The Financial Intelligence Analysis Unit (FIAU) has fined Glitnor Services Limited $236k after an investigation of the Malta-based company revealed that the firm failed to establish players’ source of funds. The inspection of the gambling company also uncovered several cases of the company failing to obtain proof of its players’ identities and residential addresses within 30 days, as required by law.
Glitnor did not ask its players to provide proof of the source of their funds, which is against the country’s anti-money-laundering (AML) practices. Besides, the company failed to create risk assessments when a customer made deposits totaling €2k. In one case, a new player made 38 transactions totaling €3k across nine days. Of these transactions, €800 was deposited over two consecutive days.
FIAU said that the customer deposited a total of €35k, withdrew €25k, and lost €10k over eight months. However, Glitnor did not pay attention to the player’s activity for six months. Large transactions are potential red flags for money laundering, especially when the player is new, and no information about the source of their income is available.
According to FIAU, Glitnor failed to check the source of funds of a client who deposited €61,942 over 13 months and lost €12,040. Another player deposited €12,100 via pre-apid vouchers, and the company again failed to identify the customer’s source of funds. FIAU also revealed that Glitnor failed to check whether its clients were politically exposed.
The Company Plans to Appeal the Fine
In a representation to the FIAU, the gambling company explained that it asked every player to provide proof of income, and based on that information, the company assessed their expected level of play. However, the FIAU found no evidence that the company used such a system during the inspection.
When FIAU handed out the fine to Glitnor, it said that its biggest concern with the gambling company’s failures was associated with its inability to verify that its customers’ gaming activity corresponds to their income and wealth.
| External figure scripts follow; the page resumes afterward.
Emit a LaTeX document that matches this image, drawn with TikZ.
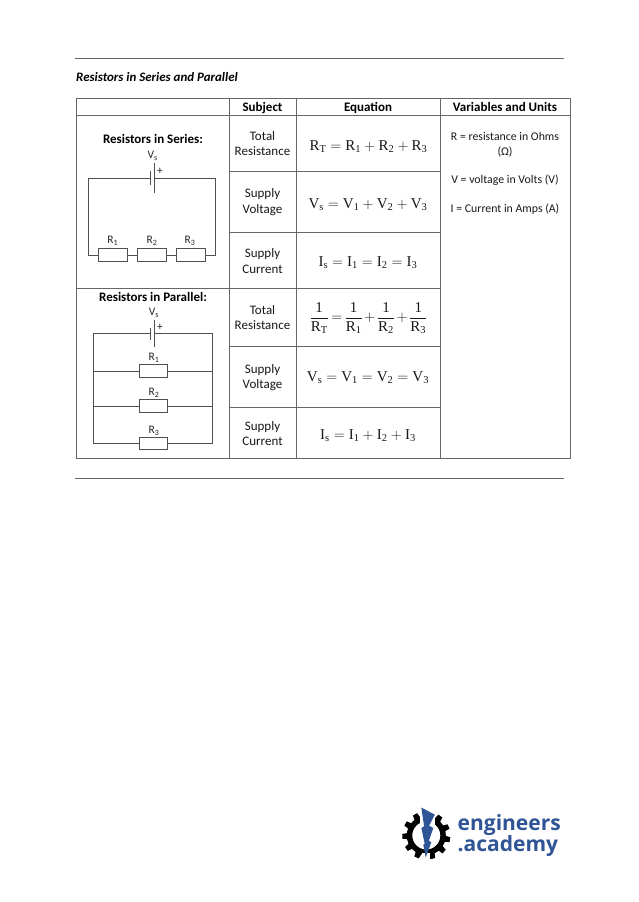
\documentclass[tikz,border=0pt]{standalone}
\usepackage{fontspec}
\usepackage{amsmath}
\setmainfont{Carlito}
\setmathrm{Liberation Serif}
\newfontfamily\logofont{Open Sans}
\definecolor{rule}{HTML}{666666}
\definecolor{wire}{HTML}{505050}
\definecolor{logoblue}{HTML}{2F5597}
\newcommand\Eq[1]{\fontsize{15}{18}\selectfont$\mathrm{#1}$}
\newcommand\Fr[2]{\dfrac{\mathrm{#1}}{\mathrm{#2}}}
\tikzset{
  x=1pt,y=-1pt,
  gridline/.style={draw=rule,line width=1pt},
  wireline/.style={draw=wire,line width=0.9pt},
  plate/.style={draw=wire,line width=0.9pt},
  resistor/.style={draw=wire,line width=0.9pt,fill=white,rectangle,inner sep=0pt,minimum width=29pt,minimum height=12.5pt},
  body/.style={font=\fontsize{13}{15.8}\selectfont,align=center,text=black!90,inner sep=0pt},
  vars/.style={font=\fontsize{11.8}{15}\selectfont,align=center,text=black!90,inner sep=0pt},
  head/.style={font=\bfseries\fontsize{13}{15.8}\selectfont,inner sep=0pt,text=black},
  colhead/.style={head,anchor=base},
  comp/.style={font=\fontsize{11.5}{12}\selectfont,inner sep=0pt,text=black!85},
  eqn/.style={inner sep=0pt,text=black!90},
  logotext/.style={font=\logofont\bfseries\fontsize{21}{21}\selectfont,text=logoblue,anchor=base west,inner sep=0pt},
}
\begin{document}
\begin{tikzpicture}
\useasboundingbox (0,0) rectangle (638,902);
\fill[white] (0,0) rectangle (638,902);
% page rules
\coordinate (ruleAl) at (75,58); \coordinate (ruleAr) at (563.5,58);
\coordinate (ruleBl) at (75,478); \coordinate (ruleBr) at (563.5,478);
\draw[gridline] (ruleAl) -- (ruleAr);
\draw[gridline] (ruleBl) -- (ruleBr);
\node[font=\bfseries\itshape\fontsize{12.9}{14}\selectfont,anchor=west,inner sep=0pt,text=black] (title) at (76,77.5) {Resistors in Series and Parallel};
% table
\draw[gridline] (76,98.5) rectangle (570,458.5);
\draw[gridline] (229,98.5) -- (229,458.5);
\draw[gridline] (296,98.5) -- (296,458.5);
\draw[gridline] (440.5,98.5) -- (440.5,458.5);
\draw[gridline] (76,115) -- (570,115);
\draw[gridline] (229,171) -- (440.5,171);
\draw[gridline] (229,232) -- (440.5,232);
\draw[gridline] (76,288) -- (440.5,288);
\draw[gridline] (229,346) -- (440.5,346);
\draw[gridline] (229,407) -- (440.5,407);
% headers
\node[colhead] (hs) at (262.5,111) {Subject};
\node[colhead] (he) at (368,111) {Equation};
\node[colhead] (hv) at (505,111) {Variables and Units};
% subjects
\node[body] (s1) at (262.5,143.5) {Total\\Resistance};
\node[body] (s2) at (262.5,202.5) {Supply\\Voltage};
\node[body] (s3) at (262.5,261) {Supply\\Current};
\node[body] (s4) at (262.5,317.5) {Total\\Resistance};
\node[body] (s5) at (262.5,377.5) {Supply\\Voltage};
\node[body] (s6) at (262.5,433.5) {Supply\\Current};
% equations
\node[eqn] (e1) at (368.5,147) {\Eq{R_T = R_1 + R_2 + R_3}};
\node[eqn] (e2) at (368,205) {\Eq{V_s = V_1 + V_2 + V_3}};
\node[eqn] (e3) at (368,263) {\Eq{I_s = I_1 = I_2 = I_3}};
\node[eqn] (e4) at (368.5,318) {\fontsize{15}{18}\selectfont\medmuskip=2mu\thickmuskip=3mu$\Fr{1}{R_T}=\Fr{1}{R_1}+\Fr{1}{R_2}+\Fr{1}{R_3}$};
\node[eqn] (e5) at (368,378) {\Eq{V_s = V_1 = V_2 = V_3}};
\node[eqn] (e6) at (368,436) {\Eq{I_s = I_1 + I_2 + I_3}};
% variables
\node[vars] (v1) at (505,144.5) {R = resistance in Ohms\\(Ω)};
\node[vars] (v2) at (505,180.5) {V = voltage in Volts (V)};
\node[vars] (v3) at (505,209.5) {I = Current in Amps (A)};
% series circuit
\node[head] (hser) at (153,139) {Resistors in Series:};
\node[comp] (vs1) at (152.7,155.5) {V\textsubscript{s}};
\node[comp] (plus1) at (160,171) {+};
\coordinate (bs1) at (150,178); \coordinate (bl1) at (154.3,178);
\draw[plate] (150,171) -- (150,185);
\draw[plate] (154.3,163) -- (154.3,193);
\node[resistor] (sr1) at (112.8,255) {};
\node[resistor] (sr2) at (152,255) {};
\node[resistor] (sr3) at (191,255) {};
\coordinate (stl) at (88.7,178); \coordinate (str) at (215.7,178);
\coordinate (sbl) at (88.7,255); \coordinate (sbr) at (215.7,255);
\draw[wireline] (bs1) -- (stl) -- (sbl) -- (sr1.west);
\draw[wireline] (bl1) -- (str) -- (sbr) -- (sr3.east);
\draw[wireline] (sr1.east) -- (sr2.west);
\draw[wireline] (sr2.east) -- (sr3.west);
\node[comp] (l1) at (112.7,241) {R\textsubscript{1}};
\node[comp] (l2) at (152,241) {R\textsubscript{2}};
\node[comp] (l3) at (190,241) {R\textsubscript{3}};
% parallel circuit
\node[head] (hpar) at (153,296.5) {Resistors in Parallel:};
\node[comp] (vs2) at (154,312.5) {V\textsubscript{s}};
\node[comp] (plus2) at (160,327) {+};
\coordinate (bs2) at (150.3,333.7); \coordinate (bl2) at (154.7,333.7);
\draw[plate] (150.3,328) -- (150.3,340);
\draw[plate] (154.7,320) -- (154.7,347);
\node[resistor,minimum width=27.5pt] (pr1) at (153.4,371) {};
\node[resistor,minimum width=27.5pt] (pr2) at (153.4,406) {};
\node[resistor,minimum width=27.5pt] (pr3) at (153.4,443.3) {};
\coordinate (ptl) at (93,333.7); \coordinate (ptr) at (212.3,333.7);
\coordinate (p1l) at (93,371); \coordinate (p1r) at (212.3,371);
\coordinate (p2l) at (93,406); \coordinate (p2r) at (212.3,406);
\coordinate (p3l) at (93,443.3); \coordinate (p3r) at (212.3,443.3);
\draw[wireline] (bs2) -- (ptl) -- (p3l) -- (pr3.west);
\draw[wireline] (bl2) -- (ptr) -- (p3r) -- (pr3.east);
\draw[wireline] (p1l) -- (pr1.west); \draw[wireline] (pr1.east) -- (p1r);
\draw[wireline] (p2l) -- (pr2.west); \draw[wireline] (pr2.east) -- (p2r);
\node[comp] (pl1) at (154,358) {R\textsubscript{1}};
\node[comp] (pl2) at (154,393) {R\textsubscript{2}};
\node[comp] (pl3) at (154,431) {R\textsubscript{3}};
% logo
\begin{scope}[shift={(426.3,835.5)}]
  \foreach \a in {-90,-58,...,230}{
    \fill[black,rotate=\a+16] (17,-3.4) -- (24,-2.4) -- (24,2.4) -- (17,3.4) -- cycle;
  }
  \draw[black,line width=5.5pt] (0,0) circle (16.8);
  \fill[white] (-6.5,-27) rectangle (9,-8);
  \fill[white] (-4,17) rectangle (4,26);
  \fill[logoblue] (-5,-28) -- (8.5,-20.8) -- (2.8,-9.8) -- (7,-7.5) -- (2.6,5.2) -- (5,6.8) -- (-0.6,22) -- (-3,9.2) -- (-1.6,8) -- (-5,-7.5) -- (-2.2,-9.2) -- cycle;
\end{scope}
\node[logotext] (lg1) at (457.5,830.5) {engineers};
\node[logotext] (lg2) at (457.5,851.5) {.academy};
\end{tikzpicture}
\end{document}
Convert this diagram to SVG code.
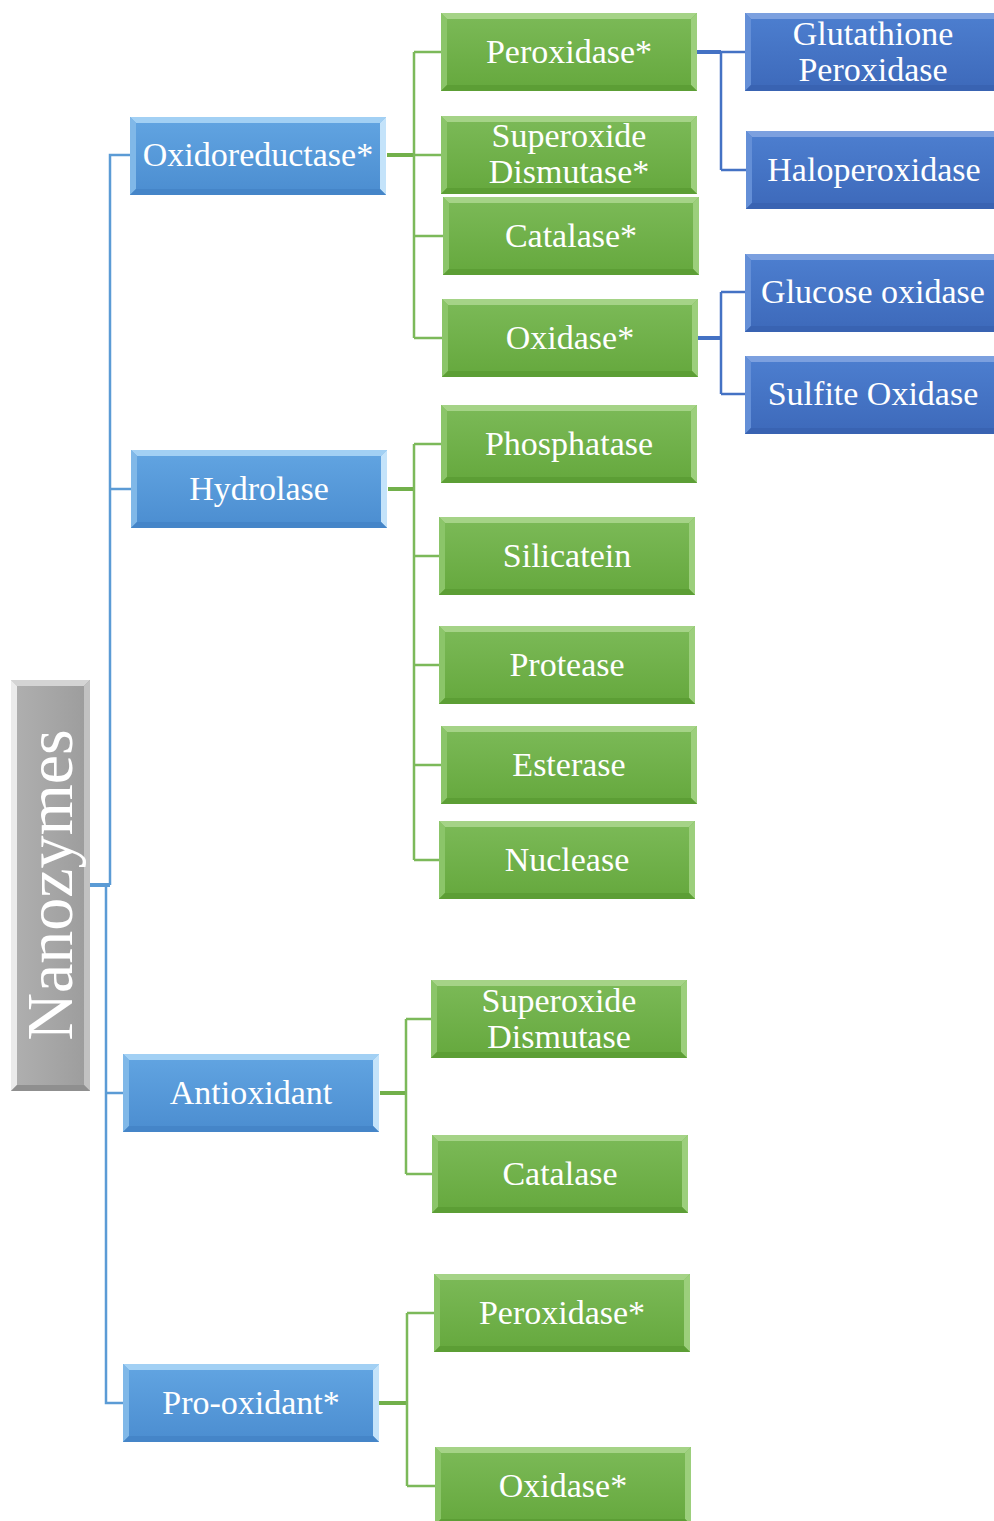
<svg xmlns="http://www.w3.org/2000/svg" xmlns:xlink="http://www.w3.org/1999/xlink" width="994" height="1521" viewBox="0 0 994 1521">
<style>
  text { font-family: "Liberation Serif", "Times New Roman", serif; fill: #ffffff; text-anchor: middle; }
  .t { font-size: 34px; }
  .big { font-size: 66px; }
  .cb { stroke: #5b9bd5; fill: none; stroke-width: 2.5; }
  .cbT { stroke: #5b9bd5; fill: none; stroke-width: 4; }
  .cg { stroke: #7cb95a; fill: none; stroke-width: 2.5; }
  .cgT { stroke: #72b04b; fill: none; stroke-width: 4; }
  .cd { stroke: #4472c4; fill: none; stroke-width: 2.5; }
  .cdT { stroke: #4472c4; fill: none; stroke-width: 4; }
</style>
<defs>
  <linearGradient id="gBlue" x1="0" y1="0" x2="0" y2="1">
    <stop offset="0" stop-color="#62a5e2"/><stop offset="1" stop-color="#4b8dd0"/>
  </linearGradient>
  <linearGradient id="gGreen" x1="0" y1="0" x2="0" y2="1">
    <stop offset="0" stop-color="#7cba58"/><stop offset="1" stop-color="#65a83d"/>
  </linearGradient>
  <linearGradient id="gDark" x1="0" y1="0" x2="0" y2="1">
    <stop offset="0" stop-color="#4d7fd0"/><stop offset="1" stop-color="#3d69ba"/>
  </linearGradient>
  <linearGradient id="gGray" x1="0" y1="0" x2="1" y2="0">
    <stop offset="0" stop-color="#b0b0b0"/><stop offset="1" stop-color="#9c9c9c"/>
  </linearGradient>
  <g id="boxBlue">
    <rect x="0" y="0" width="256" height="78" fill="url(#gBlue)"/>
    <polygon points="0,0 256,0 250,6 6,6" fill="#a2d0f4"/>
    <polygon points="0,0 6,6 6,72 0,78" fill="#80b8e8"/>
    <polygon points="256,0 256,78 250,72 250,6" fill="#c4e3fa"/>
    <polygon points="0,78 6,72 250,72 256,78" fill="#4585c8"/>
  </g>
  <g id="boxGreen">
    <rect x="0" y="0" width="256" height="78" fill="url(#gGreen)"/>
    <polygon points="0,0 256,0 250,6 6,6" fill="#a5d387"/>
    <polygon points="0,0 6,6 6,72 0,78" fill="#8bc569"/>
    <polygon points="256,0 256,78 250,72 250,6" fill="#9ccf7c"/>
    <polygon points="0,78 6,72 250,72 256,78" fill="#5c9e35"/>
  </g>
  <g id="boxDark">
    <rect x="0" y="0" width="256" height="78" fill="url(#gDark)"/>
    <polygon points="0,0 256,0 250,6 6,6" fill="#7ca0df"/>
    <polygon points="0,0 6,6 6,72 0,78" fill="#648fd7"/>
    <polygon points="256,0 256,78 250,72 250,6" fill="#7ca0df"/>
    <polygon points="0,78 6,72 250,72 256,78" fill="#3963b2"/>
  </g>
</defs>

<g id="connectors">
  <path class="cbT" d="M90,885 H110"/>
  <path class="cb" d="M110,885 V155 H130 M110,489 H131"/>
  <path class="cb" d="M106,885 V1403 H123 M106,1093 H123"/>
  <path class="cgT" d="M387,155 H414"/>
  <path class="cg" d="M414,52 V338 M414,52 H441 M414,155 H441 M414,236 H443 M414,338 H442"/>
  <path class="cgT" d="M388,489 H414"/>
  <path class="cg" d="M414,444 V860 M414,444 H441 M414,556 H439 M414,665 H439 M414,765 H441 M414,860 H439"/>
  <path class="cgT" d="M380,1093 H406"/>
  <path class="cg" d="M406,1019 V1174 M406,1019 H431 M406,1174 H432"/>
  <path class="cgT" d="M379,1403 H407"/>
  <path class="cg" d="M407,1313 V1486 M407,1313 H434 M407,1486 H435"/>
  <path class="cdT" d="M697,52 H721"/>
  <path class="cd" d="M721,52 V170 M721,52 H745 M721,170 H746"/>
  <path class="cdT" d="M698,338 H721"/>
  <path class="cd" d="M721,292 V394 M721,292 H745 M721,394 H745"/>
</g>

<g id="nanozymes">
  <rect x="11" y="680" width="79" height="411" fill="url(#gGray)"/>
  <polygon points="11,680 90,680 84,686 17,686" fill="#d4d4d4"/>
  <polygon points="11,680 17,686 17,1085 11,1091" fill="#ebebeb"/>
  <polygon points="90,680 90,1091 84,1085 84,686" fill="#c2c2c2"/>
  <polygon points="11,1091 17,1085 84,1085 90,1091" fill="#8f8f8f"/>
  <text class="big" transform="translate(72,885) rotate(-90)">Nanozymes</text>
</g>

<g id="oxidoreductase"><use href="#boxBlue" x="130" y="117"/><text class="t" x="258" y="166">Oxidoreductase*</text></g>
<g id="hydrolase"><use href="#boxBlue" x="131" y="450"/><text class="t" x="259" y="500">Hydrolase</text></g>
<g id="antioxidant"><use href="#boxBlue" x="123" y="1054"/><text class="t" x="251" y="1104">Antioxidant</text></g>
<g id="prooxidant"><use href="#boxBlue" x="123" y="1364"/><text class="t" x="251" y="1414">Pro-oxidant*</text></g>

<g id="peroxidase1"><use href="#boxGreen" x="441" y="13"/><text class="t" x="569" y="63">Peroxidase*</text></g>
<g id="sod1"><use href="#boxGreen" x="441" y="116"/><text class="t" x="569" y="147">Superoxide</text><text class="t" x="569" y="183">Dismutase*</text></g>
<g id="catalase1"><use href="#boxGreen" x="443" y="197"/><text class="t" x="571" y="247">Catalase*</text></g>
<g id="oxidase1"><use href="#boxGreen" x="442" y="299"/><text class="t" x="570" y="349">Oxidase*</text></g>

<g id="phosphatase"><use href="#boxGreen" x="441" y="405"/><text class="t" x="569" y="455">Phosphatase</text></g>
<g id="silicatein"><use href="#boxGreen" x="439" y="517"/><text class="t" x="567" y="567">Silicatein</text></g>
<g id="protease"><use href="#boxGreen" x="439" y="626"/><text class="t" x="567" y="676">Protease</text></g>
<g id="esterase"><use href="#boxGreen" x="441" y="726"/><text class="t" x="569" y="776">Esterase</text></g>
<g id="nuclease"><use href="#boxGreen" x="439" y="821"/><text class="t" x="567" y="871">Nuclease</text></g>

<g id="sod2"><use href="#boxGreen" x="431" y="980"/><text class="t" x="559" y="1012">Superoxide</text><text class="t" x="559" y="1048">Dismutase</text></g>
<g id="catalase2"><use href="#boxGreen" x="432" y="1135"/><text class="t" x="560" y="1185">Catalase</text></g>

<g id="peroxidase2"><use href="#boxGreen" x="434" y="1274"/><text class="t" x="562" y="1324">Peroxidase*</text></g>
<g id="oxidase2"><use href="#boxGreen" x="435" y="1447"/><text class="t" x="563" y="1497">Oxidase*</text></g>

<g id="glutathione"><use href="#boxDark" x="745" y="13"/><text class="t" x="873" y="45">Glutathione</text><text class="t" x="873" y="81">Peroxidase</text></g>
<g id="haloperoxidase"><use href="#boxDark" x="746" y="131"/><text class="t" x="874" y="181">Haloperoxidase</text></g>
<g id="glucoseoxidase"><use href="#boxDark" x="745" y="254"/><text class="t" x="873" y="303">Glucose oxidase</text></g>
<g id="sulfiteoxidase"><use href="#boxDark" x="745" y="356"/><text class="t" x="873" y="405">Sulfite Oxidase</text></g>
</svg>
FIAU also explained that Glitnor’s incapability to collect information about a player’s employment and check whether it is in tune with their income and gambling activity was also alarming.
The online gambling company issued a statement, in which it revealed its intentions to appeal the fine. In the past, several companies have successfully appealed their fines. They claimed that the financial penalties imposed by FIAU were unconstitutional and breached people’s rights to a fair trial.
Glitnor also explained that it conducted two external audits in 2021 and 2022 at its own discretion following the FIAU inspection, which took place in 2019. The gambling company made it clear that it plans another audit in October this year. In the statement, Glitnor said that these audits ensure that the gambling firm abides by the established rules and standards, which is important in case of further inspections.